*Data in this exercise*
* * *

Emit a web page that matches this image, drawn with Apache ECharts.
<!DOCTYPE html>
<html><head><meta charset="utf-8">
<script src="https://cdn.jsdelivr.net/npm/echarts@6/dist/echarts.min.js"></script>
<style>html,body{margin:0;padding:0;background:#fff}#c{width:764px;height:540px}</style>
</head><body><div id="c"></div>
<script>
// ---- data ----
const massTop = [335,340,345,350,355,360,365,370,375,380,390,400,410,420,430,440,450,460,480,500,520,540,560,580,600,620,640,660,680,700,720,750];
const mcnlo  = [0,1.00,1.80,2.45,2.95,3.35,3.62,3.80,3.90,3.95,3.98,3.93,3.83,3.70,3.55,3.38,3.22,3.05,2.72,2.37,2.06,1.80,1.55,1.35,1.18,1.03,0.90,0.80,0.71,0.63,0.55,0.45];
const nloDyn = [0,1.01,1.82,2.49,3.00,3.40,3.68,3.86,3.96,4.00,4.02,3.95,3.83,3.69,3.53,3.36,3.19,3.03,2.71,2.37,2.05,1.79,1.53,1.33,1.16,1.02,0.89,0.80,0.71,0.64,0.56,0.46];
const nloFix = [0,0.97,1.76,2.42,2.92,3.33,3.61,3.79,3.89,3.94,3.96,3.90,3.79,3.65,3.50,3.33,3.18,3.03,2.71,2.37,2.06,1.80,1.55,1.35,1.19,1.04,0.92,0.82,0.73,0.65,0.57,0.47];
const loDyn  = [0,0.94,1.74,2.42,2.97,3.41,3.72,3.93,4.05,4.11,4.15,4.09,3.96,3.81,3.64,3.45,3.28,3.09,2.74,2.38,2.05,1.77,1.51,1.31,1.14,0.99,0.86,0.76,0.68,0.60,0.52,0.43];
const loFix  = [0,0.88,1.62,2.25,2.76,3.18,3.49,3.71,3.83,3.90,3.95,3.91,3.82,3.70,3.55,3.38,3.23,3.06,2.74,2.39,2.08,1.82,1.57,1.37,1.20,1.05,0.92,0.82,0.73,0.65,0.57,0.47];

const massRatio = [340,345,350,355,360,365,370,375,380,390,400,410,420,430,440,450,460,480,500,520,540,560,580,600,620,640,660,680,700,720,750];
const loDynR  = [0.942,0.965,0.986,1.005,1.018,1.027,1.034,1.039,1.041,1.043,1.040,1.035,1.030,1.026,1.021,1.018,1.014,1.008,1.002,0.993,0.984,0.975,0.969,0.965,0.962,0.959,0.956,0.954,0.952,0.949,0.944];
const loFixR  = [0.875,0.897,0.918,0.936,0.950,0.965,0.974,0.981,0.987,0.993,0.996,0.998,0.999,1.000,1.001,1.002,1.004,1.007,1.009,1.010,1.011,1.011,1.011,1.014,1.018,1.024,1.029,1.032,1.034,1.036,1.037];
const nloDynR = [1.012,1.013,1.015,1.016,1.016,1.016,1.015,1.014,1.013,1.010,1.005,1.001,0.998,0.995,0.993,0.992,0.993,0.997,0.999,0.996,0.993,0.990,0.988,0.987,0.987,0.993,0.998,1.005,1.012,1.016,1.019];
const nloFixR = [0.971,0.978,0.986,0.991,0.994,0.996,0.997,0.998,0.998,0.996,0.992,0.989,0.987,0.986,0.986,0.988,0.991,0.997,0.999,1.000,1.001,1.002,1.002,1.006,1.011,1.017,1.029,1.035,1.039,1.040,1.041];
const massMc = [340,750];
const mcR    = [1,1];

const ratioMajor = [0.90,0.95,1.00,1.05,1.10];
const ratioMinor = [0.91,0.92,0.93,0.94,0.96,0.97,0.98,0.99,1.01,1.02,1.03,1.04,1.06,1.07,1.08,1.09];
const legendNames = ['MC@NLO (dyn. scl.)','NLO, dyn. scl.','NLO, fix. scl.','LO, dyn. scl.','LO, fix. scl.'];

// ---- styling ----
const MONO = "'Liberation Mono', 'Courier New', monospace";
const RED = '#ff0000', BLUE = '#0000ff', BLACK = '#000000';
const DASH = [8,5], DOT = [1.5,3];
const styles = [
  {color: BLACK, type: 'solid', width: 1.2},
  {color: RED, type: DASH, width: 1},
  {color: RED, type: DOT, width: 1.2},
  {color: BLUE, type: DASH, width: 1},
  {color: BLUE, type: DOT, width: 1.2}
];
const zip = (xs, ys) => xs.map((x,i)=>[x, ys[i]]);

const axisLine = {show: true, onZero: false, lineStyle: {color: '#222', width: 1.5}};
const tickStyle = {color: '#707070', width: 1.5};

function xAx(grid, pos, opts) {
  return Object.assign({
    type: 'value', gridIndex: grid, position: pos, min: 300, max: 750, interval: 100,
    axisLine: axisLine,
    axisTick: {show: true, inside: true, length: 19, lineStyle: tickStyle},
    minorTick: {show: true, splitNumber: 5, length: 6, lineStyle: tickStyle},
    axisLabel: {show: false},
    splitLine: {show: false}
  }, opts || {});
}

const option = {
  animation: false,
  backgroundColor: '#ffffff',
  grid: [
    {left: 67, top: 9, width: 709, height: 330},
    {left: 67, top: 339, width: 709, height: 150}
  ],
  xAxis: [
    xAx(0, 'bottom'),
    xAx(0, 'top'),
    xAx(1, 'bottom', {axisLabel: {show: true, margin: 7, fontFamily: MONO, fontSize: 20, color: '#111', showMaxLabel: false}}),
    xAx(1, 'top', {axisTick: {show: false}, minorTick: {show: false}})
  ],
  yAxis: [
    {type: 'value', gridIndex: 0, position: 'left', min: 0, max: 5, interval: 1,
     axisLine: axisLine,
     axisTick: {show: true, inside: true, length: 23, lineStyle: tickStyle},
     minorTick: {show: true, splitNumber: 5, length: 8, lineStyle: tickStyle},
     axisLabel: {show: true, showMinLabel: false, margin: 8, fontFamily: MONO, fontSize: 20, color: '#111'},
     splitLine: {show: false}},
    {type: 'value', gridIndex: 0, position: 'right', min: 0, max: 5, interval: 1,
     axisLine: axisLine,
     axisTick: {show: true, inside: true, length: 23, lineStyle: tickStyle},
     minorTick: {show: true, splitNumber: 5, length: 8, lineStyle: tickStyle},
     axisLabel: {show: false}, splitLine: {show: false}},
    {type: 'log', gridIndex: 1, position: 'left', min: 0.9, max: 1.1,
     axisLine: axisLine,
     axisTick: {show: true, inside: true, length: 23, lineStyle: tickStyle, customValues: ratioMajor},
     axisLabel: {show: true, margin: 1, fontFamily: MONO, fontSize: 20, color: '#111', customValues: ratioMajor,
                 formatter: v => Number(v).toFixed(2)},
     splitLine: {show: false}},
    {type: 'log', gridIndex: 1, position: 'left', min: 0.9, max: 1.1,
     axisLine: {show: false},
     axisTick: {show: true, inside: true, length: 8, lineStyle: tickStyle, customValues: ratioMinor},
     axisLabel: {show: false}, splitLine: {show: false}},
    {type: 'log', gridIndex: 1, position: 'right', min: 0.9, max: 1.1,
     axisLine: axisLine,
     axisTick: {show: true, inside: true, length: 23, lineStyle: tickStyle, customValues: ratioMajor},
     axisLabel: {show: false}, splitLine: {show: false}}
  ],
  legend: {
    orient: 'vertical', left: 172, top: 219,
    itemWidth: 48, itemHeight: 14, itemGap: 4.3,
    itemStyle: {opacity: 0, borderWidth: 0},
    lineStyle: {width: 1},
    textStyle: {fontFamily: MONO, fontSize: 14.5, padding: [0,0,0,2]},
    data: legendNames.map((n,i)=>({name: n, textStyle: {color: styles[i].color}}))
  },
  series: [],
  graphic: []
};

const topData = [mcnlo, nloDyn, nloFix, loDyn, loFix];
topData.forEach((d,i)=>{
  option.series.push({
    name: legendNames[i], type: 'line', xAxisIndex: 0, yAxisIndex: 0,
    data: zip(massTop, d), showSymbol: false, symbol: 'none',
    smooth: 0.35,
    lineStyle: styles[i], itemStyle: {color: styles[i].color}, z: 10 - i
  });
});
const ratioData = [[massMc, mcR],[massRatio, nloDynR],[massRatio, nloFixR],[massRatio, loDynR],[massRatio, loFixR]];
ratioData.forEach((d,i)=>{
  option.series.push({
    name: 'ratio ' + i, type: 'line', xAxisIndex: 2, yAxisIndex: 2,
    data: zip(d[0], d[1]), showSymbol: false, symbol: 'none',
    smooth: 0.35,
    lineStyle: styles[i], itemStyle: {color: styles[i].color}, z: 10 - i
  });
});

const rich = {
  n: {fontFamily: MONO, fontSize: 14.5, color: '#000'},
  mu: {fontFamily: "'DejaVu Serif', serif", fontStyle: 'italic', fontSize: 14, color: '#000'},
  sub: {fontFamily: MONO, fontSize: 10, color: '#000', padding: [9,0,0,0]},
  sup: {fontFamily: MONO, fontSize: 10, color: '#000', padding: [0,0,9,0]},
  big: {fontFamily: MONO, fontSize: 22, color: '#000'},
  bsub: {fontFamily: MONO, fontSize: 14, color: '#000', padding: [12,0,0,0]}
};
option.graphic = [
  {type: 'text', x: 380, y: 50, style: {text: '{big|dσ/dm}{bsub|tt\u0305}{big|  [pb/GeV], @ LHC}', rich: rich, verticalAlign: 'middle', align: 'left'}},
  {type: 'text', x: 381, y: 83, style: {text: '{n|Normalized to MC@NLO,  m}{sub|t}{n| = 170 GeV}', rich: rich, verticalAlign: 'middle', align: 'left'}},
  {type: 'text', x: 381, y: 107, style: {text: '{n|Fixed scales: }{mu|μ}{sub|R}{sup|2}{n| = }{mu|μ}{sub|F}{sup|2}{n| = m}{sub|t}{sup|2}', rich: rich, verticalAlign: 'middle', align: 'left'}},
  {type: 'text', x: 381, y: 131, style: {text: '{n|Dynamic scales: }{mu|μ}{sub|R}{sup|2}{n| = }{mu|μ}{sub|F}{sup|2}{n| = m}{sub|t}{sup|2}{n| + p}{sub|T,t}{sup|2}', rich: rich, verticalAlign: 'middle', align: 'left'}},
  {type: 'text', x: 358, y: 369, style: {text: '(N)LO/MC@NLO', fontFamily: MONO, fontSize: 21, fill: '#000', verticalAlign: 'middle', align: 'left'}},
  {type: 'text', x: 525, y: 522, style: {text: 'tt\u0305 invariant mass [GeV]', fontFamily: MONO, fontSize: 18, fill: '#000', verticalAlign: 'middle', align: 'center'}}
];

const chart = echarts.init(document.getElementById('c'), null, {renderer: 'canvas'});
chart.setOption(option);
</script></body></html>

* * *

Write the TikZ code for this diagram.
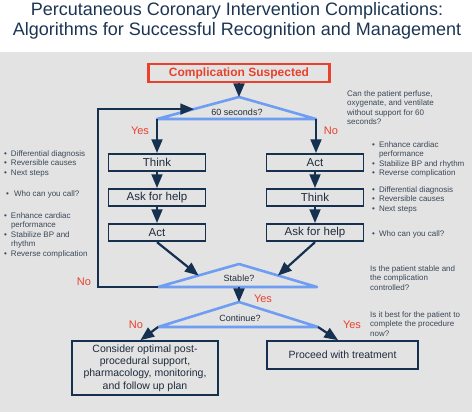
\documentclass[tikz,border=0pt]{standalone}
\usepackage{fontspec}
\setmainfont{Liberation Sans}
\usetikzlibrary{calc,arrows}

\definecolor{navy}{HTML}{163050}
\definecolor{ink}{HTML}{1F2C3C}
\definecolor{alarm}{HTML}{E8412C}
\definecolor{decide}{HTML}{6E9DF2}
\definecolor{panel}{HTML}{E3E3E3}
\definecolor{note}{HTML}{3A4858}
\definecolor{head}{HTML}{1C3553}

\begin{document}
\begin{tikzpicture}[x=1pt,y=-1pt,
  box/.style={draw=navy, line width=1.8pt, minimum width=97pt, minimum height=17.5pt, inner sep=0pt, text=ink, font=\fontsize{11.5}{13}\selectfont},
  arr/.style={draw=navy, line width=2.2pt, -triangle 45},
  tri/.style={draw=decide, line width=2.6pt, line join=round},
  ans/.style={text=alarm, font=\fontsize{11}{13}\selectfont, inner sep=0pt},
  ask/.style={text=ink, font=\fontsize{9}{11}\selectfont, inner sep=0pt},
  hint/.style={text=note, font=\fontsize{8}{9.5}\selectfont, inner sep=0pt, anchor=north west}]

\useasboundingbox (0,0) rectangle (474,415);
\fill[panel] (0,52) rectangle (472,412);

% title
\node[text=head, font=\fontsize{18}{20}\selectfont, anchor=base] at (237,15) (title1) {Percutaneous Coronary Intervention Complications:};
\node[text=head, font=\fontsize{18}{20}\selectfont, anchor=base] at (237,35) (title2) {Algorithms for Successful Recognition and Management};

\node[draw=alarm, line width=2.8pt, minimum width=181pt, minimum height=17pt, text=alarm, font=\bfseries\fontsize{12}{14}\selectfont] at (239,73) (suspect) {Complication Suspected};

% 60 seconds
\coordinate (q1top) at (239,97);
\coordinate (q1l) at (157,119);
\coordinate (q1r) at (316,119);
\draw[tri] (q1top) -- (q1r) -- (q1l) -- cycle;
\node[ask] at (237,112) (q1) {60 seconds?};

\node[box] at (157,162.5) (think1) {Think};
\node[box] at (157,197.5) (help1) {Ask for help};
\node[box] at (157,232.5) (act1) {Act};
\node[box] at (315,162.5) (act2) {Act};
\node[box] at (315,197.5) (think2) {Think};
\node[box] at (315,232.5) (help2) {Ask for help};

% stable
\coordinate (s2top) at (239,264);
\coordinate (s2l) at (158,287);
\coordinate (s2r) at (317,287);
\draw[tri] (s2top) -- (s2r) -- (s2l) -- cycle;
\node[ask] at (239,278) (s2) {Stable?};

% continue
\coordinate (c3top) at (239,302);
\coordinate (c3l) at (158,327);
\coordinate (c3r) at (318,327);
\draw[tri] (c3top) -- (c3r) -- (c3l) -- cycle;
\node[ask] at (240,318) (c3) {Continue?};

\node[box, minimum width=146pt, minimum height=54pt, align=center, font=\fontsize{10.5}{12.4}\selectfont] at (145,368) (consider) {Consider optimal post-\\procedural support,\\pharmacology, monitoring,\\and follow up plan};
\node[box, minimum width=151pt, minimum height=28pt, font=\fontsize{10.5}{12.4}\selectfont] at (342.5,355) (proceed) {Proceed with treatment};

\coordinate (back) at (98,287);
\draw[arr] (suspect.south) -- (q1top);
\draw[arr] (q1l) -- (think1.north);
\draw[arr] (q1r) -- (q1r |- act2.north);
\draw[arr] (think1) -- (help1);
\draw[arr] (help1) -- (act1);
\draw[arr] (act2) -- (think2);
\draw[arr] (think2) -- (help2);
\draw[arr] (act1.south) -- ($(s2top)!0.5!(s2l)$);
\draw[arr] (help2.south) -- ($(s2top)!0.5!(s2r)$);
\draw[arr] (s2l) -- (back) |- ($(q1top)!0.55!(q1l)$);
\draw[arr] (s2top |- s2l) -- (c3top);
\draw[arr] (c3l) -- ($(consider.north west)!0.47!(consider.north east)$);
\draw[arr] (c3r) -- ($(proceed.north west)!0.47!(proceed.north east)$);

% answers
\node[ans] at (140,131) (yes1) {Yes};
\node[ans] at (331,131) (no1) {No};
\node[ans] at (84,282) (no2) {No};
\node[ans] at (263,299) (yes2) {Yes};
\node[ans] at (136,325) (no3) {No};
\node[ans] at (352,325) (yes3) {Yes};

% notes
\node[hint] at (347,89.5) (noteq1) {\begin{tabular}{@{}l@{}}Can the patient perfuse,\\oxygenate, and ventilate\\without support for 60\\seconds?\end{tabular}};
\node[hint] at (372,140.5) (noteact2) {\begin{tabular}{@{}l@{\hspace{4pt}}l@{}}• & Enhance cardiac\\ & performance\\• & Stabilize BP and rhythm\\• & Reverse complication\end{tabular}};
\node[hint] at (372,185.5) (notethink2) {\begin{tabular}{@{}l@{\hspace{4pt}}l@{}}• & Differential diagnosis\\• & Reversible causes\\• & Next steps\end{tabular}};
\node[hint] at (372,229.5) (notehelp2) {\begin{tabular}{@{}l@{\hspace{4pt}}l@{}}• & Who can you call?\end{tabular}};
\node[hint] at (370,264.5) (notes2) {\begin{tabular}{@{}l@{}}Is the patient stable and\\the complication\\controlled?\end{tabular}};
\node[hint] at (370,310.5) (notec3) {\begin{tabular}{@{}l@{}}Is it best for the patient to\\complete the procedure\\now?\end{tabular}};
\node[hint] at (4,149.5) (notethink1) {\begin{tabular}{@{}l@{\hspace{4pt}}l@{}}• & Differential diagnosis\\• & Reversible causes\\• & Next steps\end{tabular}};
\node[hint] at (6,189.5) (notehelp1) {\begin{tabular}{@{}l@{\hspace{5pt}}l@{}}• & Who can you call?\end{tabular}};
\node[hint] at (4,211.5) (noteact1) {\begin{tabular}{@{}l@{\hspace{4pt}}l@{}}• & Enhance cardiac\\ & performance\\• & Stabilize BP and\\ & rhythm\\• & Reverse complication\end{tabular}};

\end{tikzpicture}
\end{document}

* * *

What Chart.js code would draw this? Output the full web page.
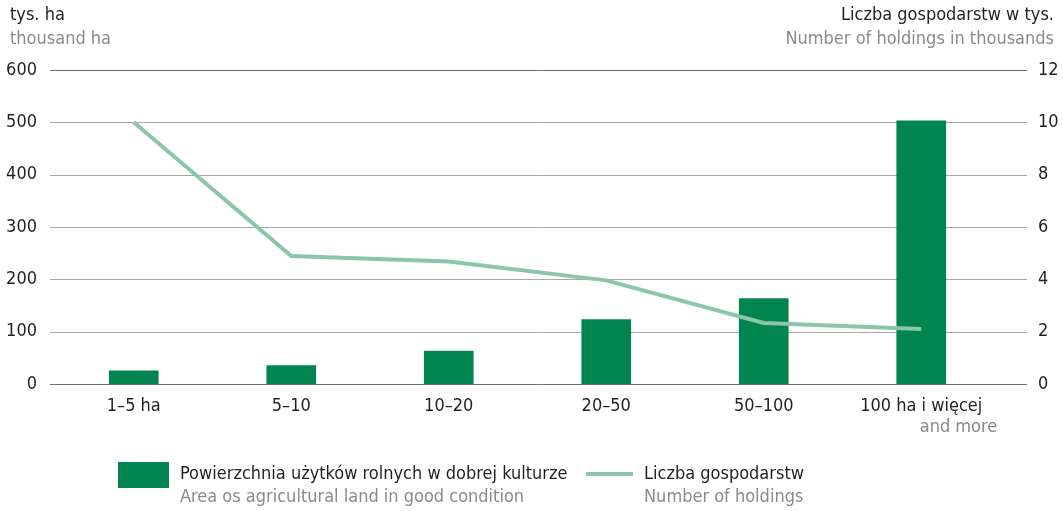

* * *

*Given task*
Gather and copy every line of the data in which the string "code" is found.

*Solved problem*
Write the TikZ code for this diagram.
What Chart.js code would draw this? Output the full web page.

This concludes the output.